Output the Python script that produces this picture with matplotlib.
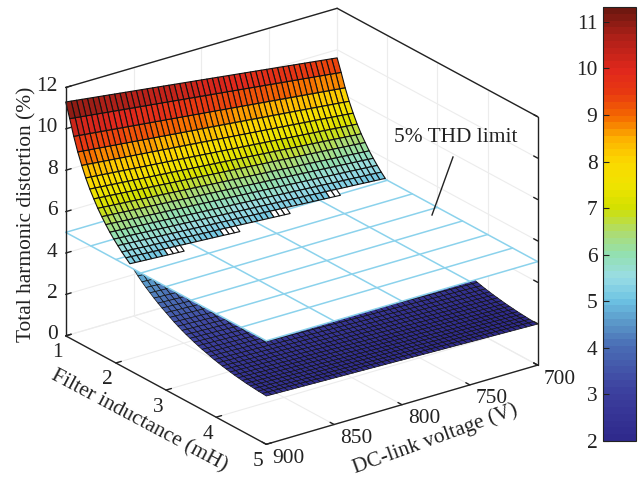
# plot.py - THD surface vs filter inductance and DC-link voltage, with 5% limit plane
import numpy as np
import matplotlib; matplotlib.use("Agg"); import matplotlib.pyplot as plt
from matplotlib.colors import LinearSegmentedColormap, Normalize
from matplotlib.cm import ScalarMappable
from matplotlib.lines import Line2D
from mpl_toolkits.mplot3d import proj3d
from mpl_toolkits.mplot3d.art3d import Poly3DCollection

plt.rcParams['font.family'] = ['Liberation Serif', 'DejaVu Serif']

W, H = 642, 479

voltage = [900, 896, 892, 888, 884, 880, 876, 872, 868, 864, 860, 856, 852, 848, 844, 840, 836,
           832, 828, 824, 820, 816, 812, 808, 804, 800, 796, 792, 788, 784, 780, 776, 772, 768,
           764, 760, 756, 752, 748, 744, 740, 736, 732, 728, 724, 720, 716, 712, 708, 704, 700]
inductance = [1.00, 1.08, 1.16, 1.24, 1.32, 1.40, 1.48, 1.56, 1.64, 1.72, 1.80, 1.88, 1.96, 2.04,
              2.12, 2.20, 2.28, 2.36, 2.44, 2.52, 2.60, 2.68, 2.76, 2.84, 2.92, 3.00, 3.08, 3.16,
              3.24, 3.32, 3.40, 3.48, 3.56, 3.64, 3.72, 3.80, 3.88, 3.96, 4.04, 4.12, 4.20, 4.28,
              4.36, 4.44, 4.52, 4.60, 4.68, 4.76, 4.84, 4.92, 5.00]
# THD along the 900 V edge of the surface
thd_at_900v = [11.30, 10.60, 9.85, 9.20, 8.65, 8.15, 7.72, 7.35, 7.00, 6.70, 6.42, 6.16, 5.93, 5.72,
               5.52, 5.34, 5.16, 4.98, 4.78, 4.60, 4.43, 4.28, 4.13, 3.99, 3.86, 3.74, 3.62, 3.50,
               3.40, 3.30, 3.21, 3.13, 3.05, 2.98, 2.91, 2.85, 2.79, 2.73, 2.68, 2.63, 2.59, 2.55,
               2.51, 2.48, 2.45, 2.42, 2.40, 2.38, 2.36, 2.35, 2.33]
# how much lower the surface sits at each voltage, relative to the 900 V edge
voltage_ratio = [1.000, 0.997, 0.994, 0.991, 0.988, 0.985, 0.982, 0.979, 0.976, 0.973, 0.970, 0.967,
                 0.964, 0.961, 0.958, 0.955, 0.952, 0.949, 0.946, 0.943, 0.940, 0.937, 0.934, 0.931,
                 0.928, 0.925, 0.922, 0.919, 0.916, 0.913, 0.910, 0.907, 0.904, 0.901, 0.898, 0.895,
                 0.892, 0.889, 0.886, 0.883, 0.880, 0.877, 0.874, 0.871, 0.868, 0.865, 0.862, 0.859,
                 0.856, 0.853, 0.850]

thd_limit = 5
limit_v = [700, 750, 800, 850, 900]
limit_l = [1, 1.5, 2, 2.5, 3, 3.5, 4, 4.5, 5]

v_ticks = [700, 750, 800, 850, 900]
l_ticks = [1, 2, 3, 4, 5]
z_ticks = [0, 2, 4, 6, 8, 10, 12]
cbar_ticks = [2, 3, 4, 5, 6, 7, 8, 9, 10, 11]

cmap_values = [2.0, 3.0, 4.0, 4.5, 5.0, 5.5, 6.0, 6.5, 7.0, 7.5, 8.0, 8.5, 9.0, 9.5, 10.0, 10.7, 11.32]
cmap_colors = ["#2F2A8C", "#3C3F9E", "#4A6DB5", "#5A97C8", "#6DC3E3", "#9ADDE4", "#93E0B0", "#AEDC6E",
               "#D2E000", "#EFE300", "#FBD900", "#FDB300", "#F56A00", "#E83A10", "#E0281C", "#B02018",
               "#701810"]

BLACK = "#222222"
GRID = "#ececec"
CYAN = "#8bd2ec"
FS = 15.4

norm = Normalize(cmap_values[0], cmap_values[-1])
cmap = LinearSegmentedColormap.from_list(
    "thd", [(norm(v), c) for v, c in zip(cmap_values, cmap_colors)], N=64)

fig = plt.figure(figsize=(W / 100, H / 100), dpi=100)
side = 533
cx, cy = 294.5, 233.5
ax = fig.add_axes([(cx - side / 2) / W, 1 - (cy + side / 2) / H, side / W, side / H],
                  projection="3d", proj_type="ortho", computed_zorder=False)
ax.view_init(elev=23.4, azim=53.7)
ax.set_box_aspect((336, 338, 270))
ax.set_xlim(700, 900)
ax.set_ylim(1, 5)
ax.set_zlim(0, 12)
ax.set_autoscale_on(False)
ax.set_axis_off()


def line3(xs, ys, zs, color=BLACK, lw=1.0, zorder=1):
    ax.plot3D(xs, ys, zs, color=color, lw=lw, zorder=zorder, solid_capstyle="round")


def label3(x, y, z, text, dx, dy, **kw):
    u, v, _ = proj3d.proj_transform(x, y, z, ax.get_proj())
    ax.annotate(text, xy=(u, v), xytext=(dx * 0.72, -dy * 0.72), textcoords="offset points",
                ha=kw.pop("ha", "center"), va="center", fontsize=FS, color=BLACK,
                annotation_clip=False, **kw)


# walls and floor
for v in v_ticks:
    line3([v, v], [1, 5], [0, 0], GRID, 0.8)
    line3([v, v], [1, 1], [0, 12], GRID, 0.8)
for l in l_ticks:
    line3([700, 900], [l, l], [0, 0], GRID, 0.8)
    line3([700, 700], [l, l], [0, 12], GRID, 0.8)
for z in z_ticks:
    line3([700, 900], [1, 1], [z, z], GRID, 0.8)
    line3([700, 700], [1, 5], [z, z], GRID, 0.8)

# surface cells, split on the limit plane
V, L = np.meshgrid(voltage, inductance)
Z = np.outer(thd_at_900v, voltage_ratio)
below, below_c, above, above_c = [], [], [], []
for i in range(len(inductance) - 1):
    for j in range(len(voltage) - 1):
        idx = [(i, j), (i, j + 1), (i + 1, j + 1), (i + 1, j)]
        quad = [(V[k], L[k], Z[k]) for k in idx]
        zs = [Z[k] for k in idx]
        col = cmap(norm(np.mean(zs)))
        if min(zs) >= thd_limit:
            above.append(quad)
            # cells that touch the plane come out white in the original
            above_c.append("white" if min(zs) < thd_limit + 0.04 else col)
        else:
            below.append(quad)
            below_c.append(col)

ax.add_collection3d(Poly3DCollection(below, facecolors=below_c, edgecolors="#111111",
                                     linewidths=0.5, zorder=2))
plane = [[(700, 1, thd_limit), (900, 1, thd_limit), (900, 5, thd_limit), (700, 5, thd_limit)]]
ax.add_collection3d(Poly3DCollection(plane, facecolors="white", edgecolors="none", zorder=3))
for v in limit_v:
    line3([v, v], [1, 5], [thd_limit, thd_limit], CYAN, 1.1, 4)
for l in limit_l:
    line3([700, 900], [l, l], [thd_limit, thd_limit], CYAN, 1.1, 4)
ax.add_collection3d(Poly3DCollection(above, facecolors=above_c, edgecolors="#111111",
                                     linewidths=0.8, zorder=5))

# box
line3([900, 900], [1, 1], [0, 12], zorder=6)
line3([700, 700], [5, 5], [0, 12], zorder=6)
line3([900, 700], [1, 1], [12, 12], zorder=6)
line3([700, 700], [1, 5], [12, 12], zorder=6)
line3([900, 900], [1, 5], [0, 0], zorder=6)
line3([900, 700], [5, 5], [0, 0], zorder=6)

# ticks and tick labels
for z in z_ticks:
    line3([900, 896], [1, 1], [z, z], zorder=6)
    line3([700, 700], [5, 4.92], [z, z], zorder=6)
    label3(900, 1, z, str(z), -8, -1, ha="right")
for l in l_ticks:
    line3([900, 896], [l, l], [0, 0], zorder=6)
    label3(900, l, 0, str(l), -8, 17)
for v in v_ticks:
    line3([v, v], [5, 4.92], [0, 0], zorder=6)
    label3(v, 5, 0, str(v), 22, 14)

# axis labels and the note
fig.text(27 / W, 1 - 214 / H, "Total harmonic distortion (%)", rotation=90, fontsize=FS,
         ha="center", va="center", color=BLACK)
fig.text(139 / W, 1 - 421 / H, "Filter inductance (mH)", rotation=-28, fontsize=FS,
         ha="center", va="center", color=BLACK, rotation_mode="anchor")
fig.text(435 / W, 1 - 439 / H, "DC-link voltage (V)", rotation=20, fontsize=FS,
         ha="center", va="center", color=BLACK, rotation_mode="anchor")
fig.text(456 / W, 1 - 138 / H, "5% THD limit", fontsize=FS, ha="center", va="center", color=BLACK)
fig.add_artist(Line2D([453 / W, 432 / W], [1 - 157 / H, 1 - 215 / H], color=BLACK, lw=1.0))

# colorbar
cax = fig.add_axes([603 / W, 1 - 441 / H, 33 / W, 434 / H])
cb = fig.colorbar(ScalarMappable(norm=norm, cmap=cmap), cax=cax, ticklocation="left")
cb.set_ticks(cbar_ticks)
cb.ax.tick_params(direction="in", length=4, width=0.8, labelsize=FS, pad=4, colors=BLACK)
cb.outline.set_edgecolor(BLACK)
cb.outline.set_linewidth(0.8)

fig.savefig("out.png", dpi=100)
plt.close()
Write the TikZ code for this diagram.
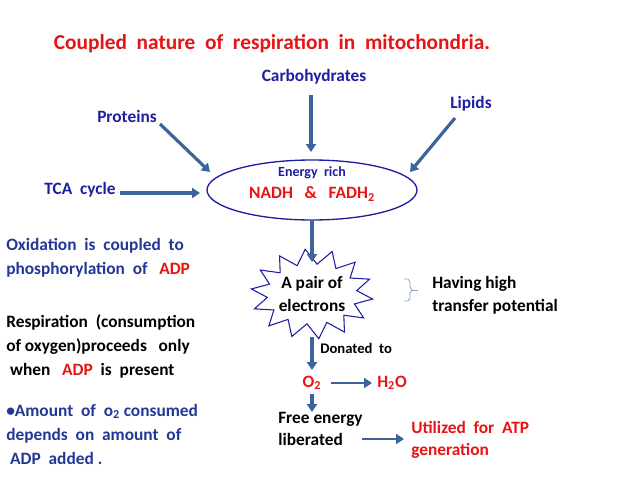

-*-

What you need to do
Find every line in the records that contains the word "with"; copy those lines.

Exercise response
Output the Python script that produces this picture with matplotlib.
# plot.py - THD surface vs filter inductance and DC-link voltage, with 5% limit plane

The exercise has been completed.